Ms Cash said the government was committed to giving all Australians the opportunity to be part of the workforce.
"We believe the strongest form of welfare is a job," she said.
"Importantly, the labour force figures released last by the ABS (Australian Bureau of Statistics) underscore the continued strength and resilience of the Australian labour market, with employment increasing by 14,700 over the month, to stand at a record high of 12,944,000 in September 2019. For the first time since records were kept, we have had 36 consecutive months of positive jobs growth."
TREATED LIKE 'GARBAGE'
The Perth woman said going to her jobactive provider was a soul-destroying experience that had left her feeling "worthless".
"They treat me like I'm a work-shy layabout, despite having worked since I was 15 and despite the fact I'm obviously hardworking enough to earn a uni degree, which took four years," she said.
"If I didn't want to work, why would I have bothered with studying? They have literally said to my face 'it's obvious you don't want to find work' for no reason."
Caren said fellow job seekers at her former agency had tried to source useful qualifications, like a Responsible Service of Alcohol course or a white card for construction jobs, only to be knocked back.
"You spend time at a (provider) and everyone there is just so frustrated," she said. "They try to be proactive but they're knocked down because the agencies don't care."
With her former provider, the Sydney job seeker said her case worker was "awful to me" and would scold her for helping other job seekers with computer issues, she said.

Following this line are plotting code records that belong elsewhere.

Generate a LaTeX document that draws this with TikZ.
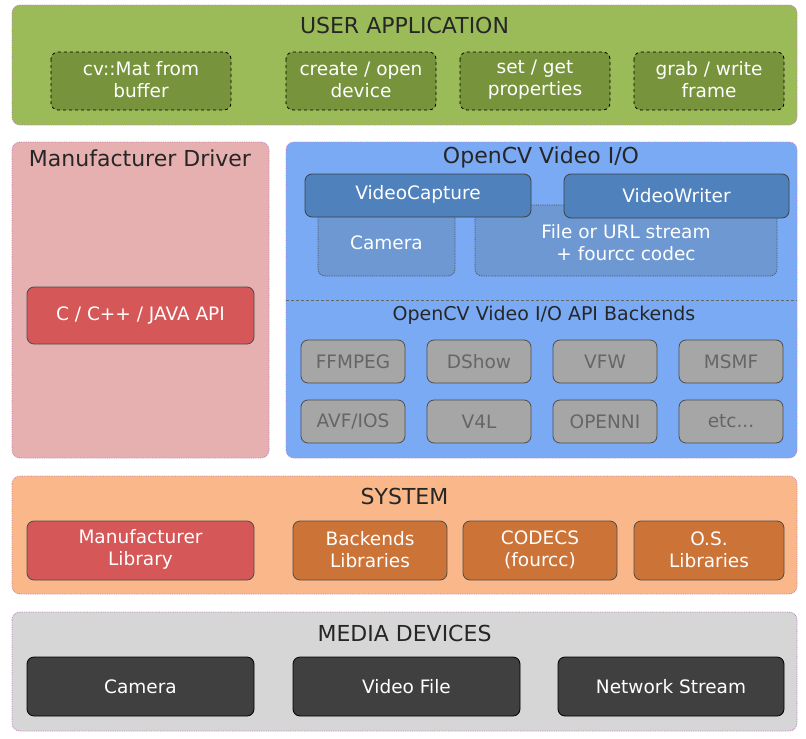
\documentclass[tikz,border=0pt]{standalone}
\usepackage{fontspec}
\setmainfont{DejaVu Sans}
\begin{document}
\begin{tikzpicture}[x=1pt,y=-1pt,
 panel/.style={draw=violet!50,densely dotted,rounded corners=8pt,line width=0.8pt},
 ibox/.style={rounded corners=7pt,line width=0.8pt},
 ttl/.style={font=\fontsize{22}{25}\selectfont,text=black!85},
 wt/.style={text=white,font=\fontsize{18.5}{22}\selectfont,align=center},
 gt/.style={text=black!60,font=\fontsize{18.5}{22}\selectfont,align=center}]
\useasboundingbox (0,0) rectangle (806,739);
\fill[white] (0,0) rectangle (806,739);
\definecolor{grn}{HTML}{9BBB59}\definecolor{dgrn}{HTML}{77933C}
\definecolor{pnk}{HTML}{E6B0B0}\definecolor{rd}{HTML}{D55757}
\definecolor{blu}{HTML}{7BAAF5}\definecolor{dblu}{HTML}{4F81BD}\definecolor{mblu}{HTML}{6D98D2}
\definecolor{gry}{HTML}{A6A6A6}\definecolor{org}{HTML}{FAB88A}\definecolor{dorg}{HTML}{CC7338}
\definecolor{lgry}{HTML}{D6D6D6}\definecolor{dgry}{HTML}{404040}
% user application
\draw[panel,fill=grn] (12,5) rectangle (797,125);
\node[ttl] (ua) at (404.5,25) {USER APPLICATION};
\foreach \a/\b/\t [count=\i] in {51/231/{cv::Mat from\\buffer},286/436/{create / open\\device},460/610/{set / get\\properties},634/784/{grab / write\\frame}}
 {\draw[ibox,dashed,fill=dgrn] (\a,52) rectangle (\b,110);
  \node[wt] (u\i) at ({(\a+\b)/2},80) {\t};}
% manufacturer
\draw[panel,fill=pnk] (12,142) rectangle (269,458);
\node[ttl] (md) at (140,158) {Manufacturer Driver};
\draw[ibox,fill=rd,draw=black!70] (27,287) rectangle (254,344);
\node[wt] (api) at (140.5,315.5) {C / C++ / JAVA API};
% opencv
\draw[panel,fill=blu] (286,142) rectangle (797,458);
\node[ttl] (ov) at (541,157) {OpenCV Video I/O};
\draw[ibox,densely dotted,fill=mblu,draw=black!70] (318,205) rectangle (455,276);
\node[wt] (cam) at (386.5,243) {Camera};
\draw[ibox,densely dotted,fill=mblu,draw=black!70] (475,205) rectangle (777,276);
\node[wt] (fil) at (626,243) {File or URL stream\\+ fourcc codec};
\draw[ibox,fill=dblu,draw=black!75] (305,174) rectangle (531,217);
\node[wt] (vc) at (418,194) {VideoCapture};
\draw[ibox,fill=dblu,draw=black!75] (564,174) rectangle (789,218);
\node[wt] (vw) at (676.5,196) {VideoWriter};
\draw[densely dashed,draw=black!60] (286,300) -- (797,300);
\node[font=\fontsize{19}{22}\selectfont,text=black!85] (ob) at (544,315) {OpenCV Video I/O API Backends};
\foreach \a/\t/\s [count=\i] in {301/FFMPEG/{AVF/IOS},427/DShow/V4L,553/VFW/OPENNI,679/MSMF/{etc{.}{.}{.}}}
 {\draw[ibox,fill=gry,draw=black!70] (\a,340) rectangle (\a+104,383);
  \node[gt] (b\i) at (\a+52,361.5) {\t};
  \draw[ibox,fill=gry,draw=black!70] (\a,400) rectangle (\a+104,443);
  \node[gt] (c\i) at (\a+52,421.5) {\s};}
% system
\draw[panel,fill=org] (12,476) rectangle (797,594);
\node[ttl] (sy) at (404.5,496) {SYSTEM};
\draw[ibox,fill=rd,draw=black!70] (27,521) rectangle (254,580);
\node[wt] (ml) at (140.5,549) {Manufacturer\\Library};
\foreach \a/\b/\t [count=\i] in {293/447/{Backends\\Libraries},463/617/{CODECS\\(fourcc)},634/784/{O.S.\\Libraries}}
 {\draw[ibox,fill=dorg,draw=black!70] (\a,521) rectangle (\b,580);
  \node[wt] (s\i) at ({(\a+\b)/2},550) {\t};}
% media
\draw[panel,fill=lgry] (12,612) rectangle (797,731);
\node[ttl] (me) at (404.5,633) {MEDIA DEVICES};
\foreach \a/\b/\t [count=\i] in {27/254/Camera,293/520/Video File,558/784/Network Stream}
 {\draw[ibox,fill=dgry,draw=black] (\a,657) rectangle (\b,716);
  \node[wt] (m\i) at ({(\a+\b)/2},687) {\t};}
\end{tikzpicture}
\end{document}
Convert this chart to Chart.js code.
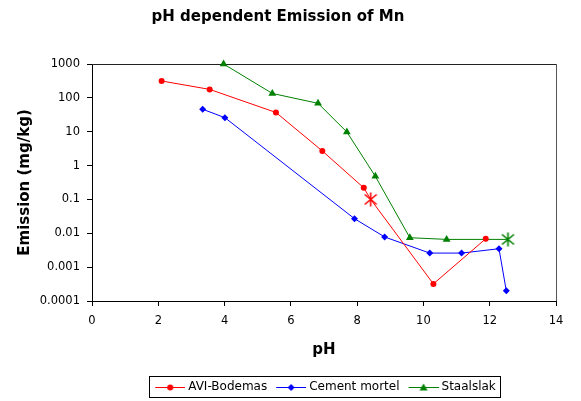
<!DOCTYPE html>
<html>
<head>
<meta charset="utf-8">
<script src="https://cdn.jsdelivr.net/npm/chart.js@4/dist/chart.umd.min.js"></script>
<style>
  html, body { margin: 0; padding: 0; background: #fff; }
  #wrap { width: 581px; height: 401px; }
</style>
</head>
<body>
<div id="wrap"><canvas id="chart" width="581" height="401"></canvas></div>
<script>
// data
const seriesNames = ['AVI-Bodemas', 'Cement mortel', 'Staalslak'];

const aviPH = [2.1, 3.55, 5.55, 6.95, 8.2, 8.41, 10.3, 11.88];
const aviEmission = [315, 178, 37, 2.7, 0.22, 0.1, 0.00032, 0.0069];

const cementPH = [3.34, 4.01, 7.92, 8.83, 10.19, 11.15, 12.28, 12.5];
const cementEmission = [46, 26, 0.027, 0.0078, 0.0026, 0.0026, 0.0035, 0.0002];

const staalPH = [3.97, 5.44, 6.82, 7.69, 8.55, 9.59, 10.7, 12.55];
const staalEmission = [1000, 135, 69, 9.8, 0.48, 0.0074, 0.0066, 0.0066];

// points drawn with the big star marker
const aviStarIndex = 5;
const staalStarIndex = 7;

const yTicks = [0.0001, 0.001, 0.01, 0.1, 1, 10, 100, 1000];

const RED = '#ff0000', BLUE = '#0000ff', GREEN = '#008000';
const FONT = "'DejaVu Sans', Verdana, sans-serif";

function toPoints(xs, ys) {
  return xs.map((x, i) => ({ x: x, y: ys[i] }));
}

// excel-like asterisk marker: X plus vertical bar
function starMarker(color) {
  const c = document.createElement('canvas');
  c.width = 15; c.height = 15;
  const g = c.getContext('2d');
  g.strokeStyle = color;
  g.lineWidth = 1.6;
  g.beginPath();
  g.moveTo(1.5, 2.5); g.lineTo(13.5, 12.5);
  g.moveTo(13.5, 2.5); g.lineTo(1.5, 12.5);
  g.moveTo(7.5, 0.5); g.lineTo(7.5, 14.5);
  g.stroke();
  return c;
}

// legend sample: short line with the marker in the middle
function legendSample(color, style) {
  const c = document.createElement('canvas');
  c.width = 36; c.height = 12;
  const g = c.getContext('2d');
  g.strokeStyle = color;
  g.fillStyle = color;
  g.lineWidth = 1;
  g.beginPath();
  g.moveTo(6, 6.5); g.lineTo(36, 6.5);
  g.stroke();
  const cx = 21, cy = 6.5;
  g.beginPath();
  if (style === 'circle') {
    g.arc(cx, cy, 3, 0, Math.PI * 2);
  } else if (style === 'rectRot') {
    g.moveTo(cx, cy - 3.5); g.lineTo(cx + 3.5, cy); g.lineTo(cx, cy + 3.5); g.lineTo(cx - 3.5, cy);
  } else {
    g.moveTo(cx, cy - 4); g.lineTo(cx + 4, cy + 3); g.lineTo(cx - 4, cy + 3);
  }
  g.closePath();
  g.fill();
  return c;
}

function styles(n, base, starIdx, color) {
  const arr = new Array(n).fill(base);
  if (starIdx != null) arr[starIdx] = starMarker(color);
  return arr;
}

const plotFrame = {
  id: 'plotFrame',
  beforeDatasetsDraw(chart) {
    const { ctx, chartArea: a } = chart;
    ctx.save();
    ctx.lineWidth = 1;
    ctx.strokeStyle = '#222';
    ctx.beginPath();
    ctx.moveTo(a.left, a.top + 0.5); ctx.lineTo(a.right, a.top + 0.5);
    ctx.stroke();
    ctx.strokeStyle = '#555';
    ctx.beginPath();
    ctx.moveTo(a.right + 0.5, a.top); ctx.lineTo(a.right + 0.5, a.bottom);
    ctx.stroke();
    ctx.restore();
  },
  afterDraw(chart) {
    const { ctx } = chart;
    // legend border
    const boxes = chart.legend.legendHitBoxes;
    if (boxes && boxes.length) {
      const first = boxes[0], last = boxes[boxes.length - 1];
      const l = Math.round(first.left) - 2.5;
      const r = Math.round(last.left + last.width) + 4.5;
      const t = Math.round(first.top + first.height / 2) - 10.5;
      ctx.save();
      ctx.lineWidth = 1;
      ctx.strokeStyle = '#000';
      ctx.strokeRect(l, t, r - l, 21);
      ctx.restore();
    }
  }
};

new Chart(document.getElementById('chart'), {
  type: 'line',
  data: {
    datasets: [
      {
        label: seriesNames[0],
        data: toPoints(aviPH, aviEmission),
        borderColor: RED,
        backgroundColor: RED,
        borderWidth: 1,
        pointStyle: styles(aviPH.length, 'circle', aviStarIndex, RED),
        pointRadius: 3,
        pointBorderWidth: 0,
        clip: false,
      },
      {
        label: seriesNames[1],
        data: toPoints(cementPH, cementEmission),
        borderColor: BLUE,
        backgroundColor: BLUE,
        borderWidth: 1,
        pointStyle: 'rectRot',
        pointRadius: 3.5,
        pointBorderWidth: 0,
        clip: false,
      },
      {
        label: seriesNames[2],
        data: toPoints(staalPH, staalEmission),
        borderColor: GREEN,
        backgroundColor: GREEN,
        borderWidth: 1,
        pointStyle: styles(staalPH.length, 'triangle', staalStarIndex, GREEN),
        pointRadius: 4.5,
        pointBorderWidth: 0,
        clip: false,
      },
    ],
  },
  options: {
    responsive: false,
    animation: false,
    events: [],
    layout: { padding: { left: 0, right: 25, top: 0, bottom: -2 } },
    scales: {
      x: {
        type: 'linear',
        min: 0,
        max: 14,
        afterFit: (scale) => { scale.height = 74; },
        border: { display: true, color: '#000', width: 1 },
        grid: { drawOnChartArea: false, drawTicks: true, tickLength: 5, color: '#000' },
        ticks: { stepSize: 2, color: '#000', padding: 8, font: { family: FONT, size: 11.5 } },
        title: {
          display: true,
          text: 'pH',
          color: '#000',
          font: { family: FONT, size: 15, weight: 'bold' },
          padding: { top: 0, bottom: 16 },
        },
      },
      y: {
        type: 'logarithmic',
        min: 0.0001,
        max: 1000,
        afterFit: (scale) => { scale.width = 92; },
        afterBuildTicks: (scale) => { scale.ticks = yTicks.map((v) => ({ value: v })); },
        border: { display: true, color: '#000', width: 1 },
        grid: { drawOnChartArea: false, drawTicks: true, tickLength: 5, color: '#000' },
        ticks: {
          color: '#000',
          padding: 7,
          autoSkip: false,
          font: { family: FONT, size: 11.5 },
          callback: (v) => String(v),
        },
        title: {
          display: true,
          text: 'Emission (mg/kg)',
          color: '#000',
          font: { family: FONT, size: 15, weight: 'bold' },
          padding: { top: 16, bottom: 0 },
        },
      },
    },
    plugins: {
      title: {
        display: true,
        text: 'pH dependent Emission of Mn',
        color: '#000',
        font: { family: FONT, size: 15, weight: 'bold' },
        padding: { top: 8, bottom: 38 },
      },
      legend: {
        position: 'bottom',
        fullSize: false,
        labels: {
          color: '#000',
          font: { family: FONT, size: 12 },
          usePointStyle: true,
          pointStyleWidth: 30,
          padding: 6,
          generateLabels: (chart) => {
            const marks = ['circle', 'rectRot', 'triangle'];
            const cols = [RED, BLUE, GREEN];
            return seriesNames.map((name, i) => ({
              text: name,
              datasetIndex: i,
              fontColor: '#000',
              pointStyle: legendSample(cols[i], marks[i]),
              fillStyle: cols[i],
              strokeStyle: cols[i],
              lineWidth: 0,
              hidden: false,
            }));
          },
        },
      },
      tooltip: { enabled: false },
    },
  },
  plugins: [plotFrame],
});
</script>
</body>
</html>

"I asked for toilet paper one day as their toilet was out," she said. "I was called a princess. After that, I was called 'princess' every time I went there."
She was treated like she was lazy and a "dole-bludger" despite trying to show a keen interest in turning her life around.
Ms Cash's office said the performance of Jobactive providers was measured using a star ratings system and the Employment Department closely monitored outcomes.
Anyone dissatisfied with the service of their provider can lodge a complaint with the Department via telephone, email and correspondence with the National Customer Service Line.